The United States still speaks the language of dominance. Wall Street sings, the Pentagon flexes, and Washington lectures. But behind the curtain, something has shifted. Its economy inflates itself on speculation. Its wars have no endings, only headlines. Its power is real — but increasingly hollow. It can bomb, but it can’t build. It can sanction, but not stabilize. It still holds the microphone, but the world has stopped listening.
China says little and builds everything. It manufactures. It extracts. It stocks reserves while others sell dreams. It doesn’t campaign for dominance; it just accumulates leverage. Not loud. Not fast. Not reckless. But steady — and deeply intentional.
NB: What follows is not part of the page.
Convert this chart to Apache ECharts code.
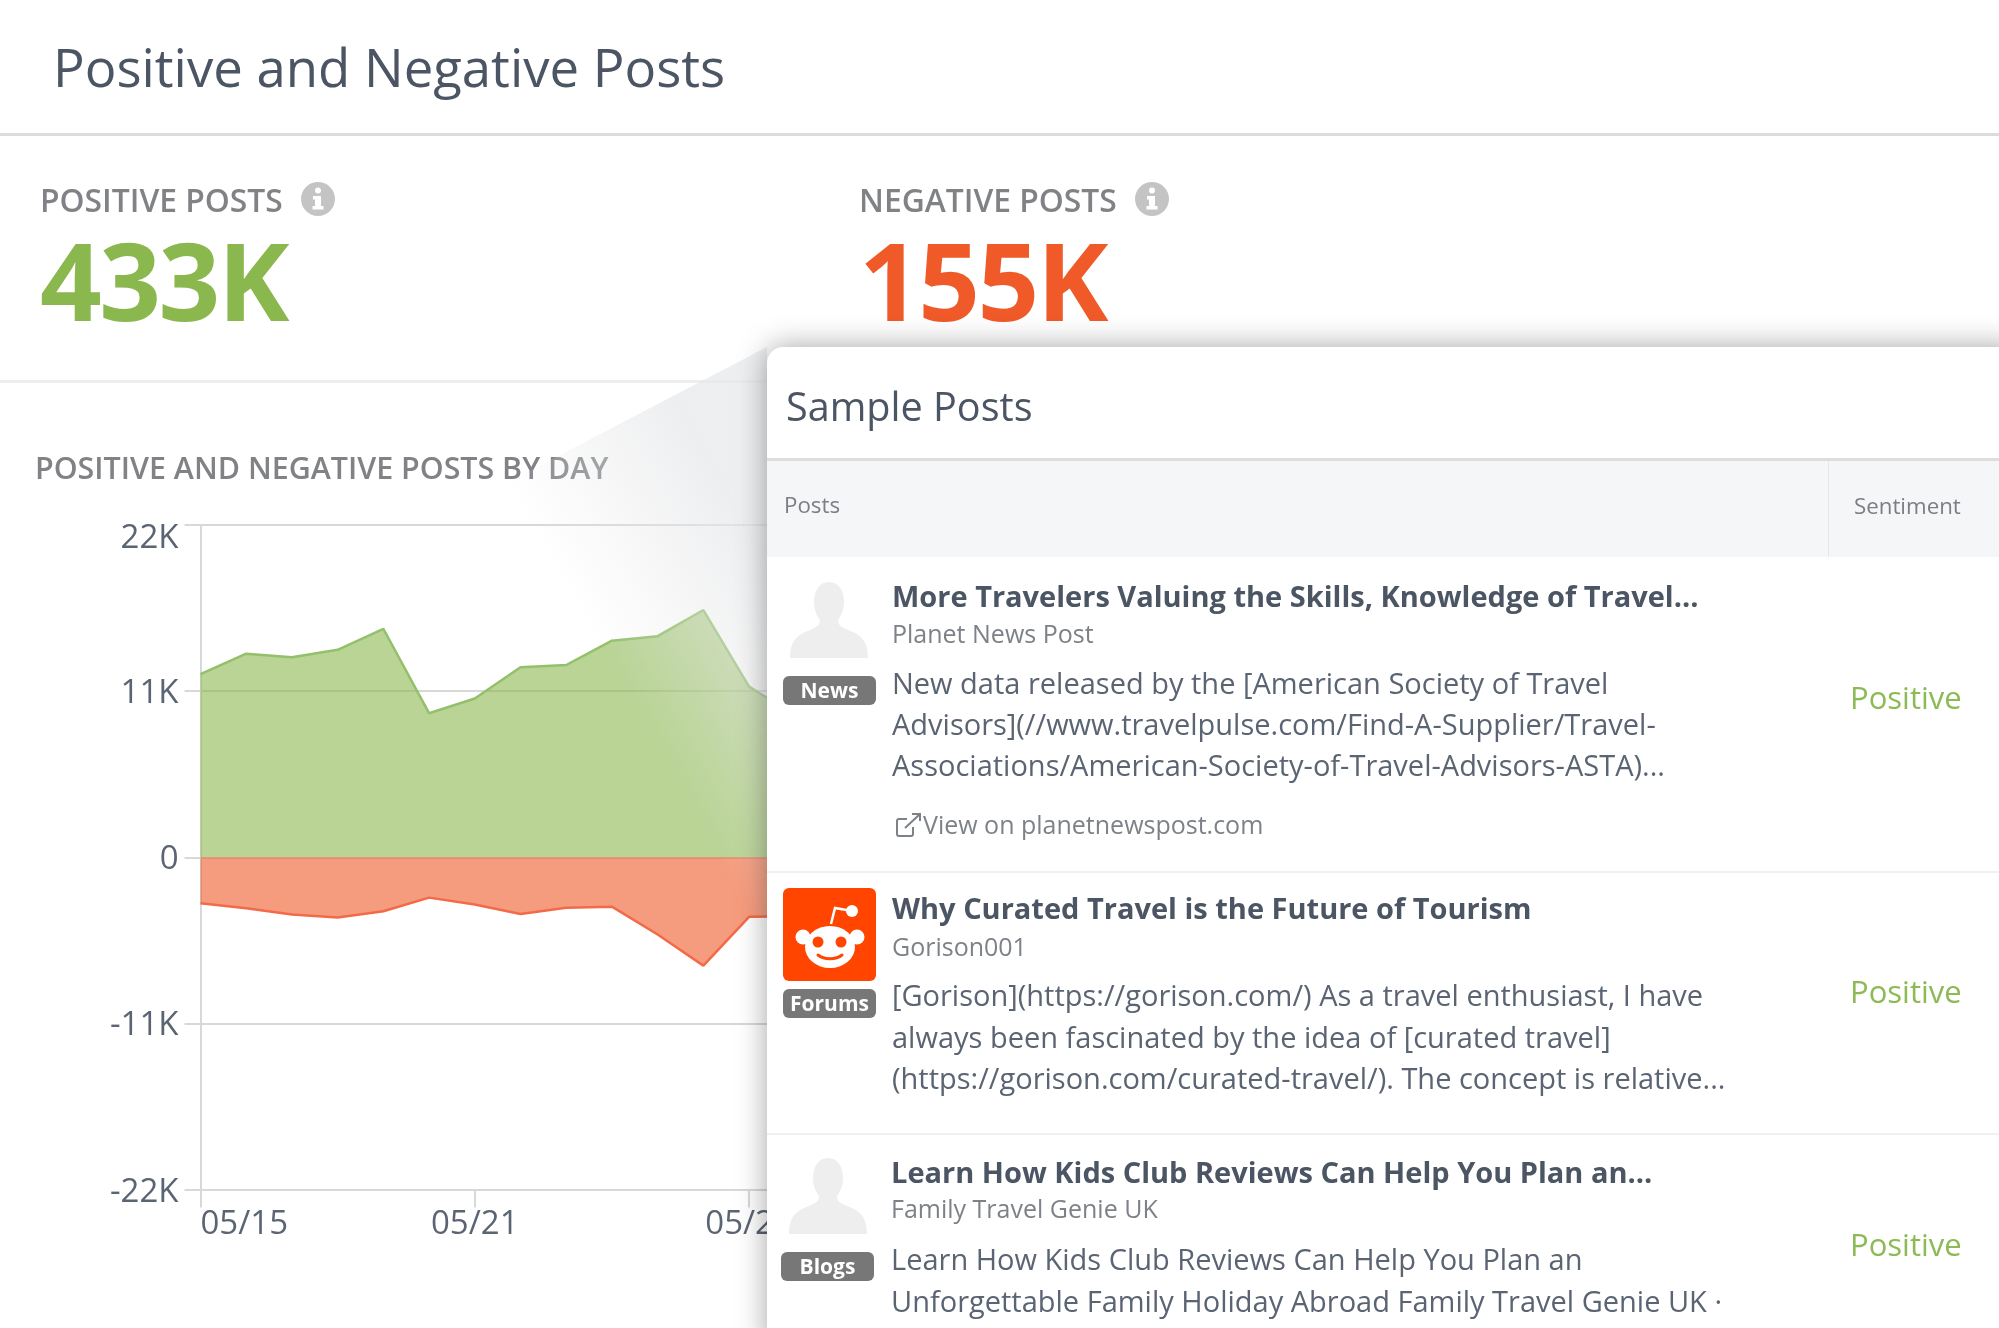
<!DOCTYPE html>
<html>
<head>
<meta charset="utf-8">
<title>Positive and Negative Posts</title>
<script src="https://cdn.jsdelivr.net/npm/echarts@6/dist/echarts.min.js"></script>
<style>
html, body { margin: 0; padding: 0; background: #fff; }
body { width: 1999px; height: 1328px; position: relative; overflow: hidden; font-family: "Open Sans", sans-serif; color: #4b5563; }
#chart { position: absolute; left: 0; top: 0; width: 1999px; height: 1328px; }
.t { position: absolute; white-space: nowrap; line-height: 1; transform: translateY(-50%); }
.rule { position: absolute; }
.label { font-size: 31.8px; font-weight: 600; color: #808285; }
.big { font-size: 108px; font-weight: 700; letter-spacing: -2.500px; }
.info { position: absolute; width: 34px; height: 34px; }
#wedge { position: absolute; left: 0; top: 0; }
#panel { position: absolute; left: 767px; top: 347px; width: 1260px; height: 1000px; background: #fff; border-radius: 16px 16px 0 0; box-shadow: 0 0 30px rgba(0,0,0,.36); }
.post-title { font-size: 29px; font-weight: 700; color: #4b5563; }
.post-src { font-size: 25px; color: #7d8288; }
.post-body { font-size: 29px; color: #5b6472; }
.pos { font-size: 31px; color: #8cbb55; }
.badge { position: absolute; width: 93px; height: 29px; background: #777; border-radius: 6px; color: #fff; font-size: 21px; font-weight: 700; line-height: 29px; text-align: center; }
.head { font-size: 22.300px; color: #7b7f85; }
.sep { position: absolute; height: 2px; background: #f1f1f1; }
</style>
</head>
<body>
<div id="chart"></div>

<!-- page head -->
<div class="t" style="left:53px;top:67px;font-size:52.700px;color:#4b5563">Positive and Negative Posts</div>
<div class="rule" style="left:0;top:133px;width:1999px;height:3px;background:#dcdcdc"></div>
<div class="t label" style="left:40px;top:200px">POSITIVE POSTS</div>
<svg class="info" style="left:301px;top:182px" viewBox="0 0 34 34"><circle cx="17" cy="17" r="17" fill="#c4c4c4"/><circle cx="17" cy="8.5" r="3" fill="#fff"/><path d="M12 14h8v10h2.500v3.500h-11V24H14v-6.500h-2z" fill="#fff"/></svg>
<div class="t big" style="left:40px;top:280px;color:#8ab84f">433K</div>
<div class="t label" style="left:859px;top:200px">NEGATIVE POSTS</div>
<svg class="info" style="left:1135px;top:182px" viewBox="0 0 34 34"><circle cx="17" cy="17" r="17" fill="#c4c4c4"/><circle cx="17" cy="8.500" r="3" fill="#fff"/><path d="M12 14h8v10h2.500v3.500h-11V24H14v-6.500h-2z" fill="#fff"/></svg>
<div class="t big" style="left:859px;top:280px;color:#f05a28">155K</div>
<div class="rule" style="left:0;top:380px;width:767px;height:3px;background:#eeeeee"></div>
<div class="t label" style="left:35px;top:468px;font-size:30.400px">POSITIVE AND NEGATIVE POSTS BY DAY</div>

<!-- shadow cone from the chart to the panel -->
<svg id="wedge" width="1999" height="1328">
  <defs>
    <linearGradient id="cone" gradientUnits="userSpaceOnUse" x1="627" y1="697" x2="792" y2="604">
      <stop offset="0" stop-color="#e6e7e9" stop-opacity="0"/>
      <stop offset="1" stop-color="#e6e7e9" stop-opacity="0.7"/>
    </linearGradient>
  </defs>
  <polygon points="767,347 480,497 767,1000" fill="url(#cone)"/>
</svg>

<div id="panel"></div>
<div class="t" style="left:786px;top:407px;font-size:39.600px">Sample Posts</div>
<div class="rule" style="left:767px;top:458px;width:1232px;height:3px;background:#dddddd"></div>
<div class="rule" style="left:767px;top:461px;width:1232px;height:96px;background:#f5f6f7"></div>
<div class="rule" style="left:1828px;top:461px;width:1px;height:96px;background:#e6e7e8"></div>
<div class="t head" style="left:784px;top:505px">Posts</div>
<div class="t head" style="left:1854px;top:506px">Sentiment</div>

<!-- row 1 -->
<svg style="position:absolute;left:788px;top:580px" width="82" height="80" viewBox="0 0 82 80"><path d="M41 2c10 0 15 9 15 20 0 8-3 14-6 18 0 4 2 7 10 10 14 5 20 12 20 28H2c0-16 6-23 20-28 8-3 10-6 10-10-3-4-6-10-6-18C26 11 31 2 41 2z" fill="#eeeeee"/></svg>
<div class="badge" style="left:783px;top:676px">News</div>
<div class="t post-title" style="left:892px;top:595px">More Travelers Valuing the Skills, Knowledge of Travel...</div>
<div class="t post-src" style="left:892px;top:633px">Planet News Post</div>
<div class="t post-body" style="left:892px;top:682px">New data released by the [American Society of Travel</div>
<div class="t post-body" style="left:892px;top:723px">Advisors](//www.travelpulse.com/Find-A-Supplier/Travel-</div>
<div class="t post-body" style="left:892px;top:764px">Associations/American-Society-of-Travel-Advisors-ASTA)...</div>
<svg style="position:absolute;left:895px;top:812px" width="28" height="26" viewBox="0 0 28 26" fill="none" stroke="#7d8288" stroke-width="2"><path d="M18 15v7a2 2 0 0 1-2 2H4a2 2 0 0 1-2-2V9a2 2 0 0 1 2-2h8"/><path d="M10 16L25 2M17 2h8v7"/></svg>
<div class="t post-src" style="left:923px;top:824px">View on planetnewspost.com</div>
<div class="t pos" style="left:1850px;top:697px">Positive</div>
<div class="sep" style="left:767px;top:871px;width:1232px"></div>

<!-- row 2 -->
<svg style="position:absolute;left:783px;top:888px" width="93" height="93" viewBox="0 0 93 93">
  <rect width="93" height="93" rx="6" fill="#ff4500"/>
  <circle cx="20" cy="49" r="7.500" fill="#fff"/><circle cx="74" cy="49" r="7.500" fill="#fff"/>
  <ellipse cx="47" cy="59" rx="25" ry="21" fill="#fff"/>
  <circle cx="35" cy="54" r="5.500" fill="#ff4500"/><circle cx="58" cy="54" r="5.500" fill="#ff4500"/>
  <path d="M35 67c6 5 18 5 24 0" fill="none" stroke="#ff4500" stroke-width="3" stroke-linecap="round"/>
  <path d="M48 36l4-16 17 3" fill="none" stroke="#fff" stroke-width="2.500"/>
  <circle cx="69" cy="23" r="6" fill="#fff"/>
</svg>
<div class="badge" style="left:783px;top:989px">Forums</div>
<div class="t post-title" style="left:892px;top:907px">Why Curated Travel is the Future of Tourism</div>
<div class="t post-src" style="left:892px;top:946px">Gorison001</div>
<div class="t post-body" style="left:892px;top:994px">[Gorison](https://gorison.com/) As a travel enthusiast, I have</div>
<div class="t post-body" style="left:892px;top:1036px">always been fascinated by the idea of [curated travel]</div>
<div class="t post-body" style="left:892px;top:1077px">(https://gorison.com/curated-travel/). The concept is relative...</div>
<div class="t pos" style="left:1850px;top:991px">Positive</div>
<div class="sep" style="left:767px;top:1133px;width:1232px"></div>

<!-- row 3 -->
<svg style="position:absolute;left:787px;top:1156px" width="82" height="80" viewBox="0 0 82 80"><path d="M41 2c10 0 15 9 15 20 0 8-3 14-6 18 0 4 2 7 10 10 14 5 20 12 20 28H2c0-16 6-23 20-28 8-3 10-6 10-10-3-4-6-10-6-18C26 11 31 2 41 2z" fill="#eeeeee"/></svg>
<div class="badge" style="left:781px;top:1252px">Blogs</div>
<div class="t post-title" style="left:891px;top:1171px">Learn How Kids Club Reviews Can Help You Plan an...</div>
<div class="t post-src" style="left:891px;top:1208px">Family Travel Genie UK</div>
<div class="t post-body" style="left:891px;top:1258px">Learn How Kids Club Reviews Can Help You Plan an</div>
<div class="t post-body" style="left:891px;top:1300px">Unforgettable Family Holiday Abroad Family Travel Genie UK ·</div>
<div class="t pos" style="left:1850px;top:1244px">Positive</div>

<script>
// posts per day
const days = ['05/15', '05/16', '05/17', '05/18', '05/19', '05/20', '05/21', '05/22', '05/23', '05/24', '05/25', '05/26', '05/27', '05/28', '05/29'];
const positivePosts = [12130, 13480, 13250, 13740, 15130, 9540, 10510, 12580, 12730, 14340, 14640, 16370, 11300, 9400, 9000];
const negativePosts = [-3040, -3380, -3790, -3980, -3570, -2670, -3120, -3750, -3340, -3270, -5110, -7170, -3940, -3900, -3900];
const yTickValues = [-22000, -11000, 0, 11000, 22000];
const yTickLabels = ['-22K', '-11K', '0', '11K', '22K'];

var myChart = echarts.init(document.getElementById('chart'));

var option = {
    animation: false,
    backgroundColor: 'transparent',
    textStyle: { fontFamily: 'Open Sans' },
    grid: {
        left: 200.5,
        top: 525,
        width: 640,
        height: 664.6
    },
    xAxis: {
        type: 'category',
        boundaryGap: false,
        data: days,
        position: 'bottom',
        axisLine: { onZero: false, lineStyle: { color: '#d8d8d8', width: 2 } },
        axisTick: { show: true, interval: 5, length: 18, lineStyle: { color: '#d8d8d8', width: 2 } },
        axisLabel: { interval: 5, fontSize: 33, color: '#5b6472', margin: 18, alignMinLabel: 'left', showMinLabel: true, hideOverlap: false },
        splitLine: { show: false }
    },
    yAxis: {
        type: 'value',
        min: -22000,
        max: 22000,
        interval: 11000,
        axisLine: { show: true, lineStyle: { color: '#d8d8d8', width: 2 } },
        axisTick: { show: true, length: 16, lineStyle: { color: '#d8d8d8', width: 2 } },
        axisLabel: {
            margin: 22,
            verticalAlignMaxLabel: 'top',
            formatter: function (v) { return '{tick|' + yTickLabels[yTickValues.indexOf(v)] + '}'; },
            rich: {
                tick: { fontSize: 33, color: '#5b6472', fontFamily: 'Open Sans', lineHeight: 23, padding: [5, 0, 0, 0] }
            }
        },
        splitLine: { show: true, lineStyle: { color: '#d8d8d8', width: 2 } }
    },
    series: [
        {
            type: 'line',
            name: 'Positive',
            data: positivePosts,
            showSymbol: false,
            z: 3,
            lineStyle: { color: '#93c06a', width: 2.5 },
            areaStyle: { color: '#8ab84f', opacity: 0.6 }
        },
        {
            type: 'line',
            name: 'Negative',
            data: negativePosts,
            showSymbol: false,
            z: 3,
            lineStyle: { color: '#f26a48', width: 2.5 },
            areaStyle: { color: '#f05a28', opacity: 0.6 }
        }
    ]
};

myChart.setOption(option);
</script>
</body>
</html>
🇷🇺 Russia plays the role of the wounded giant. A military power, yes. A global power? That depends on who you ask — and how honest they are. It’s not shaping the world. It’s reacting to it, defending what it sees as vital space. But in this world, perception is power, and Russia refuses to fade quietly.
What we’re living through is not a transition from unipolarity to multipolarity. It’s not a “rebalancing of global power.” That’s the language of think tanks and outdated textbooks.
What we’re seeing is the collapse of narrative itself.
Each state projects a story. Each story believes it’s reality. But reality obeys no story — only power, production, presence.
This is why the world feels incoherent. Because it is. Not because there’s no order, but because there are too many competing ones, none strong enough to dominate, none wise enough to unify.
We don’t live in a “new Cold War.” We live in a warm conflict that spans continents:
- A tech war in Silicon Valley and Shenzhen
- A supply chain war in the Red Sea and Panama
- An energy war in Eastern Europe
- An attention war on every screen
This is not peace. This is a slow-motion collision — not yet exploded, but already bleeding.
The myth of global governance is dead. There is no referee. Only players, some with more teeth than others.
And here’s the truth most won’t admit:
The new world is not being born through cooperation. It is being forged through confrontation.
Through trade standoffs. Proxy wars. Currency battles. Diplomatic ghosts.
This isn’t “the end of American hegemony.” It’s the unraveling of the belief that anyone holds the script.
The map is gone. The compass is cracked. And the world we’re heading into won’t be led by values, but by those who own the tools of force and production.
So next time you hear talk of “order,” ask: Is it real? Or is it a bedtime story for empires afraid to wake up?
The age of narratives is over. Power now writes in silence.